Most landlords are a long way from the ‘evil profiteers’ image some organisations like to portray them as being, new research has revealed.
74% of private landlords have told a survey by BVA BDRC/Nationwide that they feel a sense of duty to support tenants during times of financial difficulty, and that 40% had already done so over the past 12 months.
This has included temporary or permanent rent reductions, a rental payment holiday or lending tenants money to pay for their day-to-day living expenses.

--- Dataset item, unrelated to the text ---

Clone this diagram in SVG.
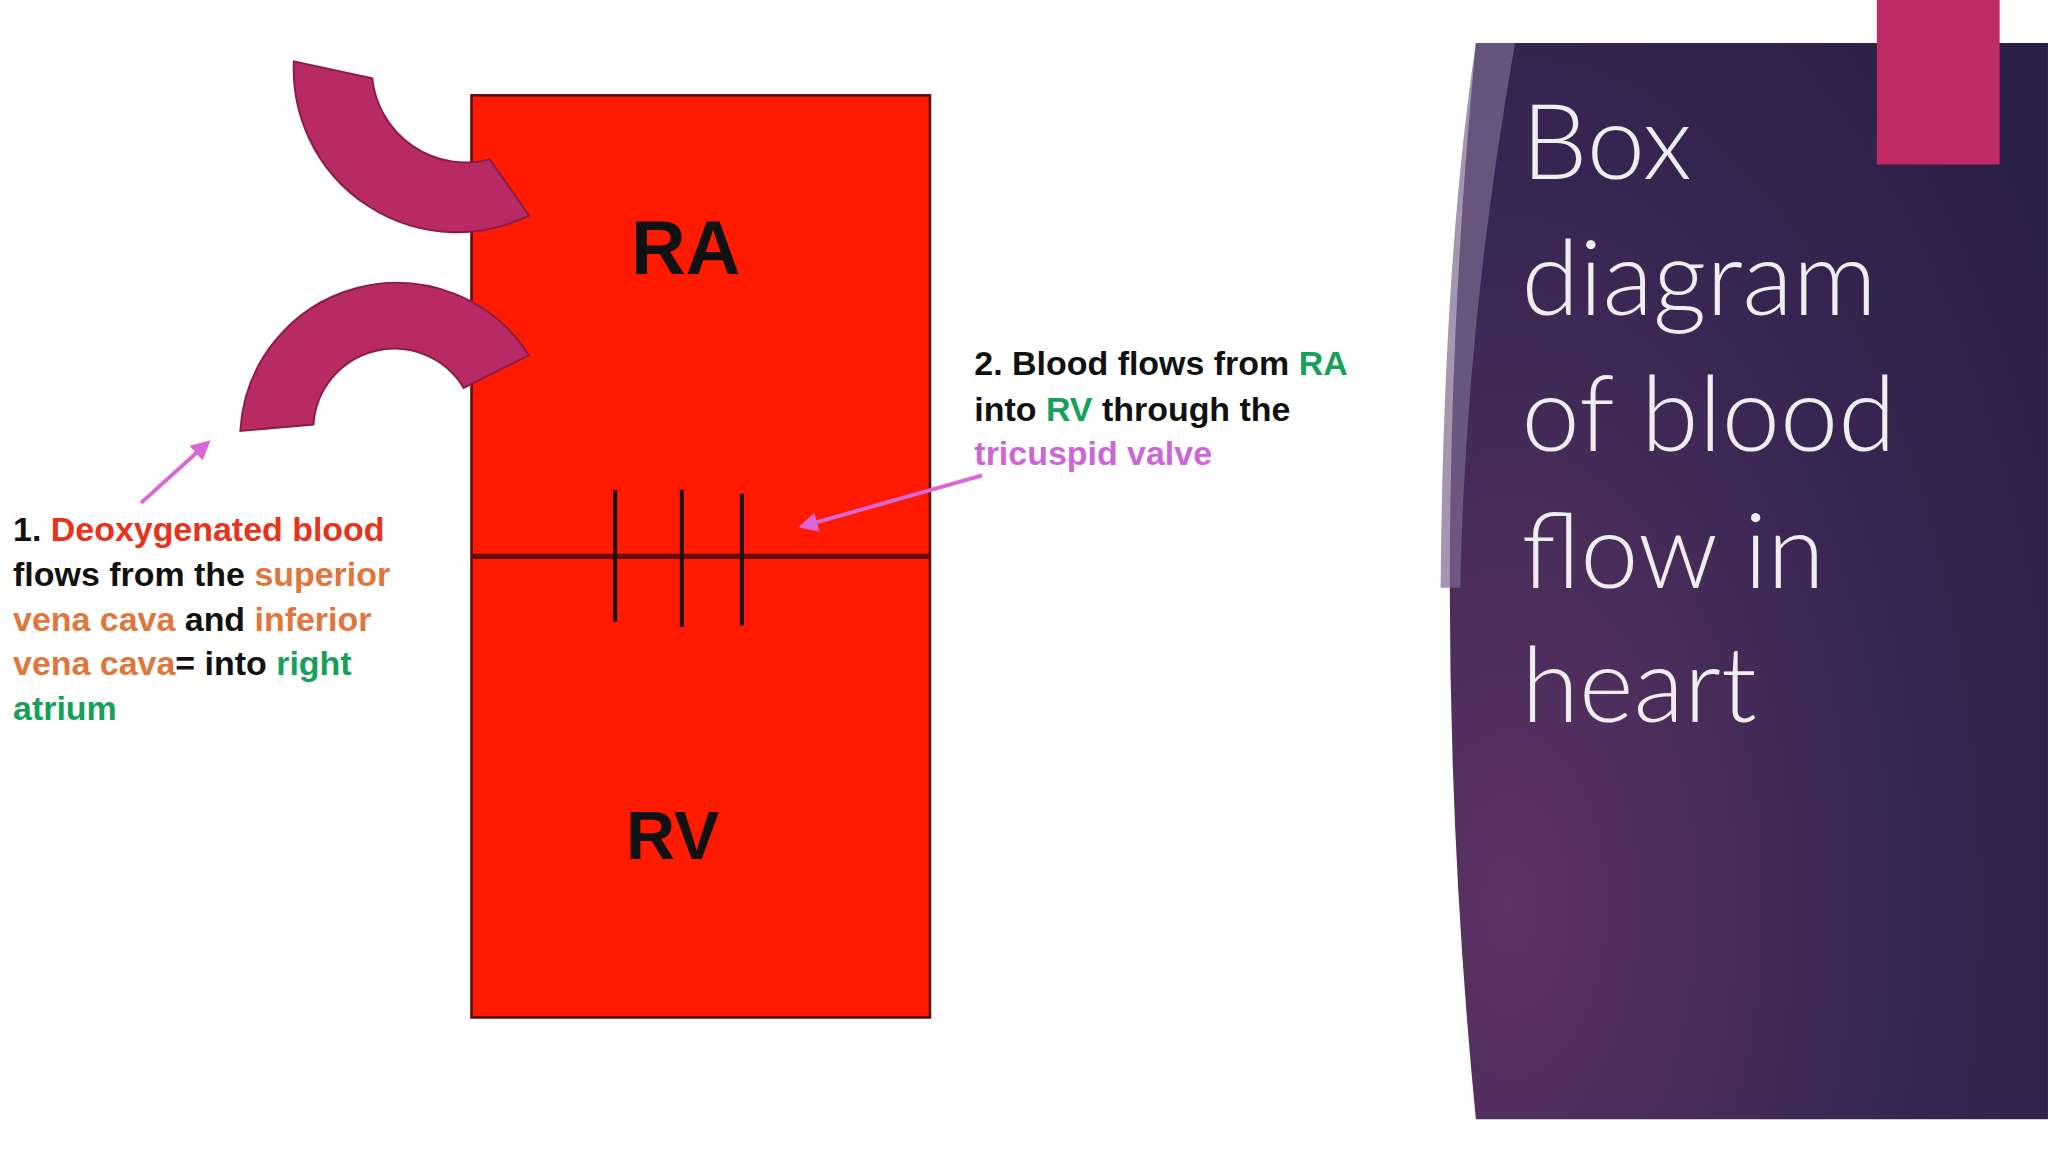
<svg xmlns="http://www.w3.org/2000/svg" width="2048" height="1152" viewBox="0 0 2048 1152">
<defs>
<radialGradient id="pg" cx="0.1" cy="0.8" r="1.1">
<stop offset="0" stop-color="#5c3363"/><stop offset="0.6" stop-color="#382652"/><stop offset="1" stop-color="#2a1f45"/>
</radialGradient>
<marker id="ah" viewBox="0 0 10 10" refX="8" refY="5" markerWidth="5" markerHeight="5" orient="auto-start-reverse"><path d="M0,0 L10,5 L0,10 Z" fill="#d966d6"/></marker>
<style>
.t{font-family:"Liberation Sans",Arial,sans-serif;font-weight:bold;font-size:26px;fill:#111}
.r{fill:#e8321c}.o{fill:#e0763c}.g{fill:#16a05a}.v{fill:#cc66d8}
.ttl{font-family:Lato,"Noto Sans",sans-serif;font-weight:300;font-size:80px;fill:#eee}
.vc{fill:#b82a63;stroke:#8a1d48;stroke-width:1.5}
</style>
</defs>
<rect width="2048" height="1152" fill="#fff"/>
<g transform="scale(1.3061)">
<g id="panel">
<path d="M1130,33 L1568,33 L1568,857 L1130,857 Q1090,450 1130,33 Z" fill="url(#pg)"/>
<path d="M1130,33 L1160,33 Q1122,250 1118,450 L1103,450 Q1105,200 1130,33 Z" fill="#7a6a8e" opacity="0.7"/>
<rect x="1437" y="0" width="94" height="126" fill="#c02a67"/>
<text class="ttl"><tspan x="1165" y="137">Box</tspan><tspan x="1165" y="241">diagram</tspan><tspan x="1165" y="345">of blood</tspan><tspan x="1165" y="450">flow in</tspan><tspan x="1165" y="553">heart</tspan></text>
</g>
<g id="heart">
<rect x="361" y="73" width="351" height="706" fill="#ff1a00" stroke="#5a1010" stroke-width="2"/>
<line x1="361" y1="426" x2="712" y2="426" stroke="#6a0a0a" stroke-width="4"/>
<g stroke="#111" stroke-width="3"><line x1="471" y1="375" x2="471" y2="476"/><line x1="522" y1="375" x2="522" y2="480"/><line x1="568" y1="378" x2="568" y2="479"/></g>
<text x="525" y="210" text-anchor="middle" font-family="Liberation Sans,Arial,sans-serif" font-weight="bold" font-size="58" fill="#111">RA</text>
<text x="515" y="658" text-anchor="middle" font-family="Liberation Sans,Arial,sans-serif" font-weight="bold" font-size="52" fill="#111">RV</text>
</g>
<g id="svc"><path class="vc" d="M225,47 A125,125 0 0 0 405,165 L375,122 A72,72 0 0 1 285,60 Z"/></g>
<g id="ivc"><path class="vc" d="M184,330 A120,120 0 0 1 405,272 L355,297 A62,62 0 0 0 240,325 Z"/></g>
<g id="connectors" stroke="#d966d6" stroke-width="3" fill="none">
<line x1="108" y1="385" x2="159" y2="339" marker-end="url(#ah)"/>
<line x1="752" y1="364" x2="614" y2="403" marker-end="url(#ah)"/>
</g>
<g id="label1"><text class="t"><tspan x="10" y="414">1. <tspan class="r">Deoxygenated blood</tspan></tspan><tspan x="10" y="449">flows from the <tspan class="o">superior</tspan></tspan><tspan x="10" y="483"><tspan class="o">vena cava</tspan> and <tspan class="o">inferior</tspan></tspan><tspan x="10" y="517"><tspan class="o">vena cava</tspan>= into <tspan class="g">right</tspan></tspan><tspan x="10" y="551" class="g">atrium</tspan></text></g>
<g id="label2"><text class="t"><tspan x="746" y="287">2. Blood flows from <tspan class="g">RA</tspan></tspan><tspan x="746" y="322">into <tspan class="g">RV</tspan> through the</tspan><tspan x="746" y="356" class="v">tricuspid valve</tspan></text></g>
</g>
</svg>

Nevertheless, rising maintenance, repairs and mortgage costs mean half of those quizzed also say they are considering a rent rise to cover these additional expenses given the average annual ‘profit margin’ in a BTL is 7.6%. Inflation is currently running at 9% and the cost of building work has leapt by 24.5% from March 2021 to March 2022, according to official data from BEIS.
Paul Wootton, Director of The Landlord Works, said: “Landlords are facing a real dilemma at the moment in dealing with the continued rising cost of living.
“On the one hand, there is a need to ensure they can cover the increasing costs associated with their properties and ensure they are following the market.
“However, as our research demonstrates, they are also acutely aware of the financial challenges facing their tenants.”
The survey also found that three-quarters of those who own more than ten properties aim to increase their rents over the next 12 months, compared to just 44 per cent of landlords owning between one and three properties.
Landlords with smaller portfolios are able to reduce rents by a slightly higher amount, it says.